_Records supplied_
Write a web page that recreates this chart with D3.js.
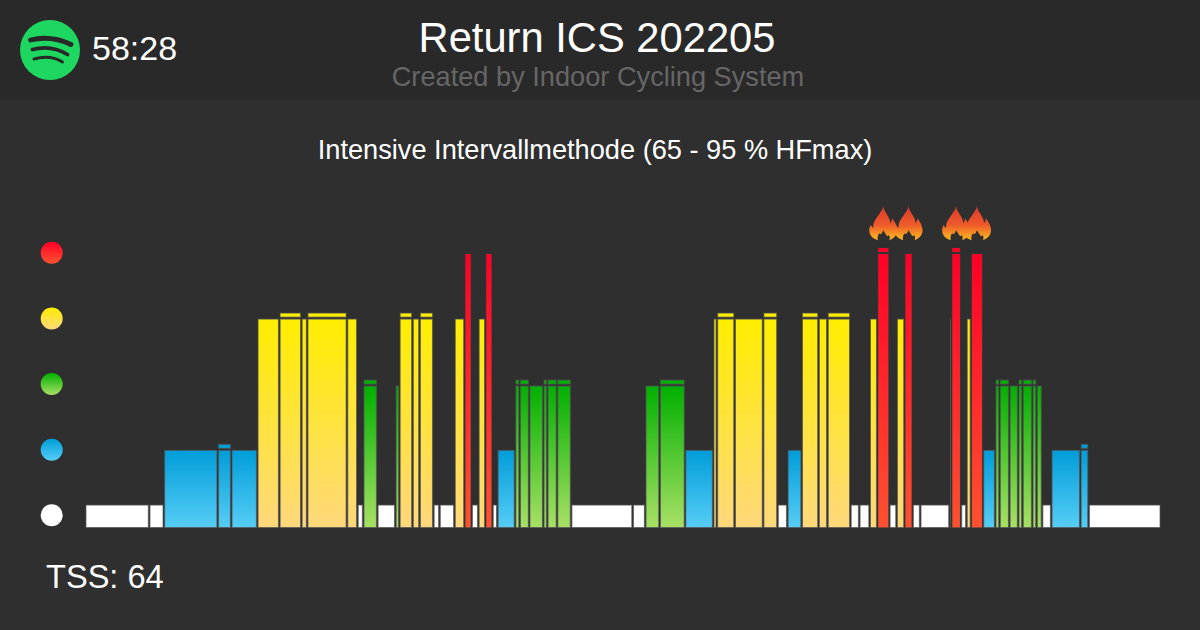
<!DOCTYPE html>
<html>
<head>
<meta charset="utf-8">
<script src="https://cdn.jsdelivr.net/npm/d3@7"></script>
<style>
  html, body { margin: 0; padding: 0; background: #2f2f2f; overflow: hidden; }
  text { font-family: "Liberation Sans", Arial, sans-serif; }
</style>
</head>
<body>
<svg id="chart" width="1200" height="630"></svg>
<script>
const titleText = "Return ICS 202205";
const subtitleText = "Created by Indoor Cycling System";
const durationText = "58:28";
const methodText = "Intensive Intervallmethode (65 - 95 % HFmax)";
const tssText = "TSS: 64";

// zone 0 white, 1 blue, 2 green, 3 yellow, 4 red
const zoneLevels = [8.2, 28.2, 51.7, 76.2, 100];
const zoneTop = ["#ffffff", "#009dd9", "#00b000", "#ffee00", "#ff0026"];
const zoneBottom = ["#ffffff", "#56cdf6", "#a8e065", "#ffd87c", "#ff5230"];

// interval lengths in seconds
const segmentSeconds = [
  209, 48, 176, 44, 85, 72, 72, 19, 130, 34, 19, 46, 59, 13, 43, 23, 45, 20, 49, 33,
  23, 22, 23, 23, 16, 58, 15, 31, 46, 13, 32, 46, 201, 41, 47, 83, 92, 12, 58, 93,
  47, 32, 47, 55, 29, 75, 29, 34, 25, 39, 24, 26, 26, 25, 96, 6, 31, 18, 15, 39,
  40, 14, 32, 29, 14, 32, 14, 18, 30, 95, 27, 236
];
const segmentZones = [
  0, 0, 1, 1, 1, 3, 3, 3, 3, 3, 0, 2, 0, 2, 3, 3, 3, 0, 0, 3,
  4, 0, 3, 4, 0, 1, 2, 2, 2, 2, 2, 2, 0, 0, 2, 2, 1, 3, 3, 3,
  3, 0, 1, 3, 3, 3, 0, 0, 3, 4, 0, 3, 4, 0, 0, 3, 4, 0, 3, 4,
  1, 2, 2, 2, 2, 2, 2, 2, 0, 1, 1, 0
];
// segments with the small marker on top
const cappedSegments = [3, 6, 8, 11, 14, 16, 26, 27, 29, 30, 31, 35, 38, 40, 43, 45, 49, 56, 61, 62, 64, 65, 66, 70];
// segments with a flame above them
const flameSegments = [49, 52, 56, 59];

const svg = d3.select("#chart");
const width = 1200, height = 630;
const headerHeight = 100;
const gap = 1.7;

const starts = [0, ...d3.cumsum(segmentSeconds)];
const segments = segmentSeconds.map((d, i) => ({
  index: i,
  start: starts[i],
  end: starts[i + 1],
  zone: segmentZones[i],
}));

const xScale = d3.scaleLinear().domain([0, starts[starts.length - 1]]).range([86, 1161.7]);
const yScale = d3.scaleLinear().domain([0, 100]).range([527.5, 254]);
const legendScale = d3.scalePoint().domain([4, 3, 2, 1, 0]).range([252.8, 515.3]);

// gradients per zone
const defs = svg.append("defs");
const grads = defs.selectAll("linearGradient.zone")
  .data(zoneLevels)
  .join("linearGradient")
  .attr("class", "zone")
  .attr("id", (d, i) => `zone-${i}`)
  .attr("x1", 0).attr("y1", 0).attr("x2", 0).attr("y2", 1);
grads.append("stop").attr("offset", "0%").attr("stop-color", (d, i) => zoneTop[i]);
grads.append("stop").attr("offset", "100%").attr("stop-color", (d, i) => zoneBottom[i]);

const flameGrad = defs.append("linearGradient")
  .attr("id", "flame").attr("x1", 0).attr("y1", 0).attr("x2", 0).attr("y2", 1);
flameGrad.append("stop").attr("offset", "0%").attr("stop-color", "#dd3a2c");
flameGrad.append("stop").attr("offset", "55%").attr("stop-color", "#ee5a2a");
flameGrad.append("stop").attr("offset", "90%").attr("stop-color", "#f8a820");

// background + header
svg.append("rect").attr("width", width).attr("height", height).attr("fill", "#2f2f2f");
svg.append("rect").attr("width", width).attr("height", headerHeight).attr("fill", "#292929");

// spotify logo
const logo = svg.append("g").attr("transform", "translate(50,50)");
logo.append("circle").attr("r", 30).attr("fill", "#1ed760");
logo.selectAll("path")
  .data([
    ["M-19.5,-10 Q1,-15 21,-5.5", 4.8],
    ["M-17.5,-0.5 Q1,-5.5 17.5,4.5", 3.8],
    ["M-16,9 Q0,4.5 12.5,12", 3],
  ])
  .join("path")
  .attr("d", (d) => d[0])
  .attr("stroke-width", (d) => d[1])
  .attr("fill", "none")
  .attr("stroke", "#282828")
  .attr("stroke-linecap", "round");

svg.append("text").attr("x", 92).attr("y", 59.5).attr("font-size", 34).attr("fill", "#fff").text(durationText);
svg.append("text").attr("x", 597).attr("y", 52).attr("text-anchor", "middle").attr("font-size", 41.7).attr("fill", "#fff").text(titleText);
svg.append("text").attr("x", 598).attr("y", 86).attr("text-anchor", "middle").attr("font-size", 27.2).attr("fill", "#666").text(subtitleText);
svg.append("text").attr("x", 595).attr("y", 159).attr("text-anchor", "middle").attr("font-size", 27.2).attr("fill", "#fff").text(methodText);
svg.append("text").attr("x", 46).attr("y", 588).attr("font-size", 32.6).attr("fill", "#fff").text(tssText);

// legend dots
svg.append("g").selectAll("circle")
  .data(legendScale.domain())
  .join("circle")
  .attr("cx", 51.7)
  .attr("cy", (d) => legendScale(d))
  .attr("r", 11)
  .attr("fill", (d) => `url(#zone-${d})`);

// bars
const barStroke = (d) => d.zone === 4 ? "rgba(85,85,85,0.25)" : "rgba(85,85,85,0.7)";
const chart = svg.append("g");
chart.selectAll(".bar")
  .data(segments)
  .join("rect")
  .attr("class", "bar")
  .attr("x", (d) => xScale(d.start))
  .attr("y", (d) => yScale(zoneLevels[d.zone]))
  .attr("width", (d) => xScale(d.end) - xScale(d.start) - gap)
  .attr("height", (d) => yScale(0) - yScale(zoneLevels[d.zone]))
  .attr("fill", (d) => `url(#zone-${d.zone})`)
  .attr("stroke", barStroke)
  .attr("stroke-width", 1);

// small marker above the bar
chart.selectAll(".cap")
  .data(segments.filter((d) => cappedSegments.includes(d.index)))
  .join("rect")
  .attr("class", "cap")
  .attr("x", (d) => xScale(d.start))
  .attr("y", (d) => yScale(zoneLevels[d.zone]) - 6)
  .attr("width", (d) => xScale(d.end) - xScale(d.start) - gap)
  .attr("height", 4)
  .attr("fill", (d) => zoneTop[d.zone])
  .attr("stroke", barStroke)
  .attr("stroke-width", 1);

// flames
const flamePath = "M0,-17 C1,-10 7,-7 7,0 C8,-1 8.5,-2 8.8,-5 C12,-1 14.5,4 14,8 C13.5,12 10.5,15.5 6,17 C7,14 6.5,13 5.5,12 L4,13 L2.5,11 L0,7 L-1.5,10 L-3,11 L-4,10 C-5.5,12 -6,14 -5.5,17 C-10,15.5 -14,12.5 -14,7 C-14.2,5 -13.2,3.5 -12.5,1.5 C-11.5,3.5 -11,4.5 -10,4.5 C-10.5,-2 -6.5,-5 -4.5,-8.5 C-2.5,-11.5 -0.5,-14 0,-17 Z";
chart.selectAll(".flame")
  .data(segments.filter((d) => flameSegments.includes(d.index)))
  .join("path")
  .attr("class", "flame")
  .attr("d", flamePath)
  .attr("fill", "url(#flame)")
  .attr("transform", (d) => `translate(${(xScale(d.start) + xScale(d.end) - gap) / 2},223.3)`);
</script>
</body>
</html>
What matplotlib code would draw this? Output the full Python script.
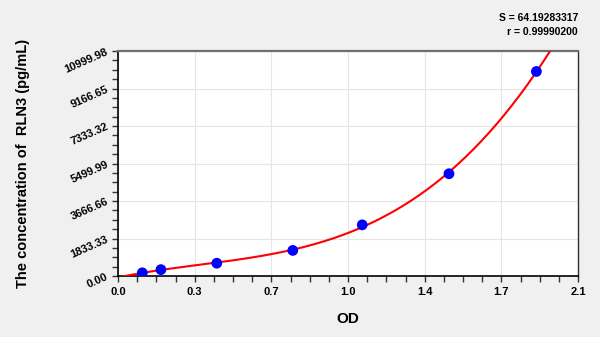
import numpy as np
import matplotlib.pyplot as plt
from matplotlib.ticker import FixedLocator, MultipleLocator

plt.rcParams['font.family'] = ['Liberation Sans', 'DejaVu Sans']

# standard points
od = [0.111, 0.196, 0.451, 0.798, 1.115, 1.511, 1.910]
conc = [156, 312, 625, 1250, 2500, 5000, 10000]

x_ticks = [0.0, 0.35, 0.7, 1.05, 1.4, 1.75, 2.1]
x_labels = ["0.0", "0.3", "0.7", "1.0", "1.4", "1.7", "2.1"]
y_ticks = [0.0, 1833.33, 3666.66, 5499.99, 7333.32, 9166.65, 10999.98]
y_labels = ["0.00", "1833.33", "3666.66", "5499.99", "7333.32", "9166.65", "10999.98"]

fit_s = "64.19283317"
fit_r = "0.99990200"

fig = plt.figure(figsize=(6, 3.37), dpi=100, facecolor="#f0f0f0")
ax = fig.add_axes([118/600, 1 - 276/337, 460/600, 225/337])
ax.set_facecolor("white")

# fitted curve through the standards
coef = np.polyfit(od, conc, 3)
xs = np.linspace(0, 2.1, 300)
ax.plot(xs, np.polyval(coef, xs), color="red", lw=1.5, zorder=3)
ax.scatter(od, conc, s=60, color="blue", zorder=4, edgecolors="none")

ax.set_xlim(0, 2.1)
ax.set_ylim(0, 10999.98)
ax.xaxis.set_major_locator(FixedLocator(x_ticks))
ax.xaxis.set_minor_locator(MultipleLocator(0.0875))
ax.yaxis.set_major_locator(FixedLocator(y_ticks))
ax.yaxis.set_minor_locator(MultipleLocator(1833.33 / 4))
ax.set_xticklabels(x_labels, fontsize=8, fontweight="bold")
ax.set_yticklabels(y_labels, fontsize=8, fontweight="bold", rotation=24,
                   ha="right", va="center", rotation_mode="anchor")
ax.tick_params(which="both", direction="out", length=4, width=1, color="#333333")
ax.tick_params(axis="x", pad=4)
ax.grid(True, which="major", color="#e6e6e6", lw=0.8)
ax.set_axisbelow(True)

ax.spines["top"].set_color("#707070")
ax.spines["top"].set_linewidth(1.6)
ax.spines["right"].set_color("#303030")
ax.spines["right"].set_linewidth(1.0)
ax.spines["left"].set_color("black")
ax.spines["left"].set_linewidth(1.2)
ax.spines["bottom"].set_color("black")
ax.spines["bottom"].set_linewidth(1.2)

ax.set_xlabel("OD", fontsize=11, fontweight="bold", labelpad=11)
fig.text(23/600, 1 - 163/337, "The concentration of  RLN3 (pg/mL)", rotation=90,
         fontsize=10.5, fontweight="bold", ha="center", va="center")

fig.text(578/600, 1 - 18/337, "S = " + fit_s, fontsize=7.5, fontweight="bold",
         ha="right", va="center")
fig.text(578/600, 1 - 32/337, "r = " + fit_r, fontsize=7.5, fontweight="bold",
         ha="right", va="center")

fig.savefig("out.png", dpi=100, facecolor=fig.get_facecolor())
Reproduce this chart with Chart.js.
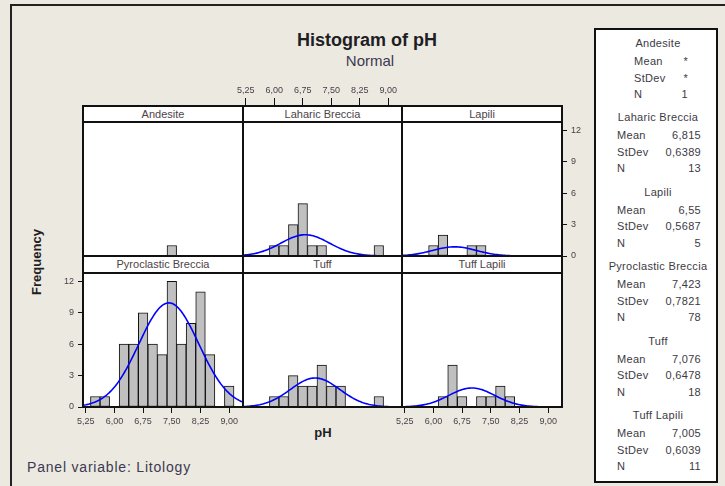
<!DOCTYPE html>
<html>
<head>
<meta charset="utf-8">
<title>Histogram of pH</title>
<script src="https://cdn.jsdelivr.net/npm/chart.js@4.4.1/dist/chart.umd.min.js"></script>
<style>
  html, body { margin: 0; padding: 0; }
  body {
    width: 725px; height: 486px; position: relative; overflow: hidden;
    background: #ece9e1; font-family: "Liberation Sans", Arial, sans-serif; color: #333;
  }
  .edge { position: absolute; left: 10px; top: 4px; width: 740px; height: 500px;
          border-top: 2px solid #222; border-left: 2px solid #222; }
  .plotbg { position: absolute; background: #fff; z-index: 0; }
  canvas { position: absolute; z-index: 1; }
  .frame { position: absolute; box-sizing: border-box; border: 2px solid #111; z-index: 3; pointer-events: none; }
  .strip { position: absolute; box-sizing: border-box; border: 2px solid #111; background: #fff; z-index: 4;
           font-size: 11px; line-height: 12px; text-align: center; color: #4d4348; }
  .txt { position: absolute; white-space: nowrap; }
  #legend { position: absolute; left: 594px; top: 28px; width: 124px; height: 455px; box-sizing: border-box;
            background: #fff; border: 2px solid #111; }
  .lg { position: absolute; font-size: 11px; line-height: 14px; letter-spacing: 0.3px; color: #3d3a44; white-space: nowrap; }
</style>
</head>
<body>
<div class="edge"></div>
<div class="txt" style="left:367px;top:40px;transform:translate(-50%,-50%);font-size:18px;font-weight:bold;color:#1e1e24;">Histogram of pH</div>
<div class="txt" style="left:370px;top:60px;transform:translate(-50%,-50%);font-size:15px;color:#3b3a50;">Normal</div>
<div class="txt" style="left:36px;top:262px;transform:translate(-50%,-50%) rotate(-90deg);font-size:13px;font-weight:bold;color:#1e1e24;">Frequency</div>
<div class="txt" style="left:323px;top:432px;transform:translate(-50%,-50%);font-size:13px;font-weight:bold;color:#1e1e24;">pH</div>
<div class="txt" style="left:27px;top:467px;transform:translateY(-50%);font-size:14px;letter-spacing:0.8px;color:#3b3a50;">Panel variable: Litology</div>
<div id="legend"></div>

<script>
// histogram bins (midpoints, width 0.25)
const binMids = [5.5, 5.75, 6.0, 6.25, 6.5, 6.75, 7.0, 7.25, 7.5, 7.75, 8.0, 8.25, 8.5, 8.75, 9.0];
const binWidth = 0.25;

// counts per bin
const andesite    = [0, 0, 0, 0, 0, 0, 0, 0, 1, 0, 0, 0, 0, 0, 0];
const laharic     = [0, 0, 1, 1, 3, 5, 1, 1, 0, 0, 0, 0, 0, 1, 0];
const lapili      = [0, 0, 1, 2, 0, 0, 1, 1, 0, 0, 0, 0, 0, 0, 0];
const pyroclastic = [1, 1, 0, 6, 6, 9, 6, 5, 12, 6, 8, 11, 5, 0, 2];
const tuff        = [0, 0, 1, 1, 3, 2, 2, 4, 2, 2, 0, 0, 0, 1, 0];
const tuffLapili  = [0, 0, 0, 1, 4, 1, 0, 1, 1, 2, 1, 0, 0, 0, 0];

// groups and the fitted normal parameters from the legend
const groups = ['Andesite', 'Laharic Breccia', 'Lapili', 'Pyroclastic Breccia', 'Tuff', 'Tuff Lapili'];
const means  = [null, 6.815, 6.55, 7.423, 7.076, 7.005];
const stdevs = [null, 0.6389, 0.5687, 0.7821, 0.6478, 0.6039];
const ns     = [1, 13, 5, 78, 18, 11];

// axes
const xTicks = [5.25, 6.0, 6.75, 7.5, 8.25, 9.0];
const yTicks = [0, 3, 6, 9, 12];
const XMIN = 5.18, XMAX = 9.36, YMAX = 12.8;

const countsByGroup = [andesite, laharic, lapili, pyroclastic, tuff, tuffLapili];

// panel layout (pixels)
const colLeft = [83, 243, 402];
const colWidth = [160, 159, 160];
const stripTop = [106, 256];
const plotTop = [122, 273];
const plotHeight = [134, 134];

const panels = [
    { col: 0, row: 0 },
    { col: 1, row: 0, top: true },
    { col: 2, row: 0, right: true },
    { col: 0, row: 1, left: true, bottom: true },
    { col: 1, row: 1 },
    { col: 2, row: 1, bottom: true }
];

const tickFont = { family: '"Liberation Sans Narrow", "Liberation Sans", Arial, sans-serif', size: 9 };
const tickColor = '#4a4048';

function comma(v) {
    return String(v).replace('.', ',');
}

// fitted normal density scaled to counts (N * bin width * pdf)
function normalCurve(mean, sd, n) {
    const pts = [];
    for (let x = XMIN; x <= XMAX + 1e-9; x += 0.04) {
        const z = (x - mean) / sd;
        pts.push({ x: x, y: n * binWidth * Math.exp(-0.5 * z * z) / (sd * Math.sqrt(2 * Math.PI)) });
    }
    return pts;
}

function addDiv(cls, l, t, w, h, text) {
    const d = document.createElement('div');
    d.className = cls;
    d.style.left = l + 'px';
    d.style.top = t + 'px';
    d.style.width = w + 'px';
    d.style.height = h + 'px';
    if (text) d.textContent = text;
    document.body.appendChild(d);
    return d;
}

panels.forEach(function(p, k) {
    const L = colLeft[p.col], W = colWidth[p.col];
    const T = plotTop[p.row], H = plotHeight[p.row];
    const sT = stripTop[p.row];

    addDiv('plotbg', L, T, W, H);
    addDiv('frame', L - 1, T - 1, W + 2, H + 2);
    const strip = addDiv('strip', L - 1, sT - 1, W + 2, T - sT + 2, groups[k]);
    strip.style.lineHeight = (T - sT - 2) + 'px';

    // axis boxes plus room for labels that hang past the plot edges
    const aL = p.left ? 24 : 0, aR = p.right ? 24 : 0;
    const aT = p.top ? 40 : 0, aB = p.bottom ? 22 : 0;
    const padX = (p.top || p.bottom) ? 16 : 0;
    const padY = (p.left || p.right) ? 8 : 0;

    const canvas = document.createElement('canvas');
    canvas.width = W + aL + aR + 2 * padX;
    canvas.height = H + aT + aB + 2 * padY;
    canvas.style.left = (L - aL - padX) + 'px';
    canvas.style.top = (T - aT - padY) + 'px';
    document.body.appendChild(canvas);

    const datasets = [{
        type: 'bar',
        data: binMids.map((m, i) => ({ x: m, y: countsByGroup[k][i] })),
        backgroundColor: '#c0c0c0',
        borderColor: '#111',
        borderWidth: 1,
        borderSkipped: false,
        barPercentage: 1,
        categoryPercentage: 1,
        grouped: false,
        order: 2
    }];
    if (means[k] !== null) {
        datasets.unshift({
            type: 'line',
            data: normalCurve(means[k], stdevs[k], ns[k]),
            borderColor: '#0000ff',
            borderWidth: 1.6,
            pointRadius: 0,
            tension: 0,
            fill: false,
            order: 1
        });
    }

    new Chart(canvas.getContext('2d'), {
        type: 'bar',
        data: { datasets: datasets },
        options: {
            responsive: false,
            animation: false,
            events: [],
            layout: { padding: { left: padX, right: padX, top: padY, bottom: padY } },
            plugins: { legend: { display: false }, tooltip: { enabled: false } },
            scales: {
                x: {
                    type: 'linear',
                    display: !!(p.top || p.bottom),
                    position: p.top ? 'top' : 'bottom',
                    min: XMIN,
                    max: XMAX,
                    offset: false,
                    afterBuildTicks: s => { s.ticks = xTicks.map(v => ({ value: v })); },
                    afterFit: s => { s.height = p.top ? aT : aB; s.paddingLeft = 0; s.paddingRight = 0; },
                    grid: { offset: false, drawOnChartArea: false, drawTicks: true, tickLength: p.top ? 24 : 6, color: '#111', lineWidth: 1 },
                    border: { display: false },
                    ticks: {
                        autoSkip: false, maxRotation: 0, padding: p.top ? 2 : 3,
                        font: tickFont, color: tickColor,
                        callback: v => comma(v.toFixed(2))
                    }
                },
                y: {
                    type: 'linear',
                    display: !!(p.left || p.right),
                    position: p.right ? 'right' : 'left',
                    min: 0,
                    max: YMAX,
                    afterBuildTicks: s => { s.ticks = yTicks.map(v => ({ value: v })); },
                    afterFit: s => { s.width = p.right ? aR : aL; s.paddingTop = 0; s.paddingBottom = 0; },
                    grid: { drawOnChartArea: false, drawTicks: true, tickLength: 5, color: '#111', lineWidth: 1 },
                    border: { display: false },
                    ticks: {
                        autoSkip: false, padding: 4,
                        font: tickFont, color: tickColor,
                        callback: v => String(v)
                    }
                }
            }
        }
    });
});

// legend box with the fitted parameters
const legend = document.getElementById('legend');
function lgText(text, x, y, align) {
    const s = document.createElement('div');
    s.className = 'lg';
    s.textContent = text;
    s.style.top = (y - 28 - 7) + 'px';
    s.style.left = (x - 594) + 'px';
    if (align === 'center') {
        s.style.transform = 'translateX(-50%)';
    } else if (align === 'right') {
        s.style.transform = 'translateX(-100%)';
    }
    legend.appendChild(s);
}

groups.forEach(function(g, k) {
    const y0 = 41 + 74.4 * k;
    const single = means[k] === null;
    const lx = single ? 632 : 615;
    const vx = single ? 686 : 699;
    lgText(g, 656, y0, 'center');
    lgText('Mean', lx, y0 + 18, 'left');
    lgText(single ? '*' : comma(means[k]), vx, y0 + 18, 'right');
    lgText('StDev', lx, y0 + 34.5, 'left');
    lgText(single ? '*' : comma(stdevs[k]), vx, y0 + 34.5, 'right');
    lgText('N', lx, y0 + 51, 'left');
    lgText(String(ns[k]), vx, y0 + 51, 'right');
});
</script>
</body>
</html>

_Problem_
Retype only the lines above from the one with "What matplotlib code" through the one with "ax.set_axisbelow(True)", exactly and with both ends. Images stay out.

_Right answer_
What matplotlib code would draw this? Output the full Python script.
import numpy as np
import matplotlib.pyplot as plt
from matplotlib.ticker import FixedLocator, MultipleLocator

plt.rcParams['font.family'] = ['Liberation Sans', 'DejaVu Sans']

# standard points
od = [0.111, 0.196, 0.451, 0.798, 1.115, 1.511, 1.910]
conc = [156, 312, 625, 1250, 2500, 5000, 10000]

x_ticks = [0.0, 0.35, 0.7, 1.05, 1.4, 1.75, 2.1]
x_labels = ["0.0", "0.3", "0.7", "1.0", "1.4", "1.7", "2.1"]
y_ticks = [0.0, 1833.33, 3666.66, 5499.99, 7333.32, 9166.65, 10999.98]
y_labels = ["0.00", "1833.33", "3666.66", "5499.99", "7333.32", "9166.65", "10999.98"]

fit_s = "64.19283317"
fit_r = "0.99990200"

fig = plt.figure(figsize=(6, 3.37), dpi=100, facecolor="#f0f0f0")
ax = fig.add_axes([118/600, 1 - 276/337, 460/600, 225/337])
ax.set_facecolor("white")

# fitted curve through the standards
coef = np.polyfit(od, conc, 3)
xs = np.linspace(0, 2.1, 300)
ax.plot(xs, np.polyval(coef, xs), color="red", lw=1.5, zorder=3)
ax.scatter(od, conc, s=60, color="blue", zorder=4, edgecolors="none")

ax.set_xlim(0, 2.1)
ax.set_ylim(0, 10999.98)
ax.xaxis.set_major_locator(FixedLocator(x_ticks))
ax.xaxis.set_minor_locator(MultipleLocator(0.0875))
ax.yaxis.set_major_locator(FixedLocator(y_ticks))
ax.yaxis.set_minor_locator(MultipleLocator(1833.33 / 4))
ax.set_xticklabels(x_labels, fontsize=8, fontweight="bold")
ax.set_yticklabels(y_labels, fontsize=8, fontweight="bold", rotation=24,
                   ha="right", va="center", rotation_mode="anchor")
ax.tick_params(which="both", direction="out", length=4, width=1, color="#333333")
ax.tick_params(axis="x", pad=4)
ax.grid(True, which="major", color="#e6e6e6", lw=0.8)
ax.set_axisbelow(True)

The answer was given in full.